Upon appeal, the state supreme court noted that the policy clearly said that Gerber would reimburse OHI "within a reasonable time after receipt of documented evidence" of OHI's payment. This documentation was not provided, yet the court noted that OHI gave "meritless" arguments that: (1) no documentation was required; (2) the lawsuit represented that documentation; and (2) IGA may have submitted it without OHI's knowledge. The court noted that recognizing the "feebleness" of its argument, OHI admitted it was unsure what Gerber owed because IGA allegedly had the documentation but had not provided it. Furthermore, the court indicated that the "real motivating factor" behind OHI's lawsuit, as noted by OHI, was that "only way" the documents could be "assembled in light of Gerber's list of requirements" was to sue to legally authorize their disclosure.

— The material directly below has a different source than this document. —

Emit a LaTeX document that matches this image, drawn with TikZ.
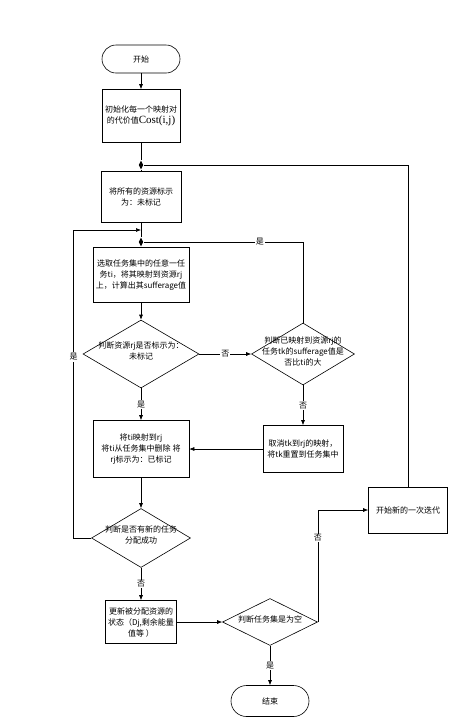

Well-established case law provides that a party claiming ignorance of critical facts must prove such ignorance was unavoidable and that it attempted to discover those facts, the court stated. The court found that OHI did not meet that standard because no evidence existed that it tried to get the documentation, particularly since it filed a lawsuit on the same day that the policy ended. In addition, the court indicated that the only evidence offered that OHI paid $88,460 in reimbursable stop-loss claims was an affidavit by OHI's vice president. However, that affidavit had no details on how the amount was calculated and paid. The court also noted that in a separate but related lawsuit against Gerber, the vice president attested that Gerber owed $171,704, again without any documentation.

Furthermore, although the policy required OHI to provide monthly statements, Gerber stated that it had not received any statements or any other information that could help it calculate payments. While OHI countered that IGA was responsible for submitting that information, the court pointed out that one part of the policy clearly gives that responsibility to either OHI or IGA. While other part of the policy does make IGA the responsible party, the court indicated "it must be borne in mind that IGA is OHI's agent."

The court then rejected OHI's argument regarding the lender letter, noting that no evidence existed that OHI requested the letter, Gerber was obligated to provide it or that Gerber's alleged refusal to provide it contributed to a credit rejection by a bank. In addition, OHI made the request four days before the policy expired, making it impossible for Gerber to provide certification because it could not calculate the attachment point until the policy actually expired. Accordingly, the court reversed the lower court's decision and dismissed OHI's claims.

Implications

This case underscores the need for plan sponsors to: (1) read and conform to the provisions in stop-loss agreements; (2) expect and get clarification and explanation of policy terms from brokers; and (3) monitor the services provided by third parties.

From the facts, it appears that Oil Heat had just begun self-funding and was not fully aware of the ramifications of self-funding or the functions to be performed.

In addition to understanding self-funding's ramifications and the policy terms, the case infers that a plan sponsor should consider other options. For example, there is no discussion of whether this plan also had specific stop-loss provisions, which might have helped with Oil Heat's inferred cash flow problems.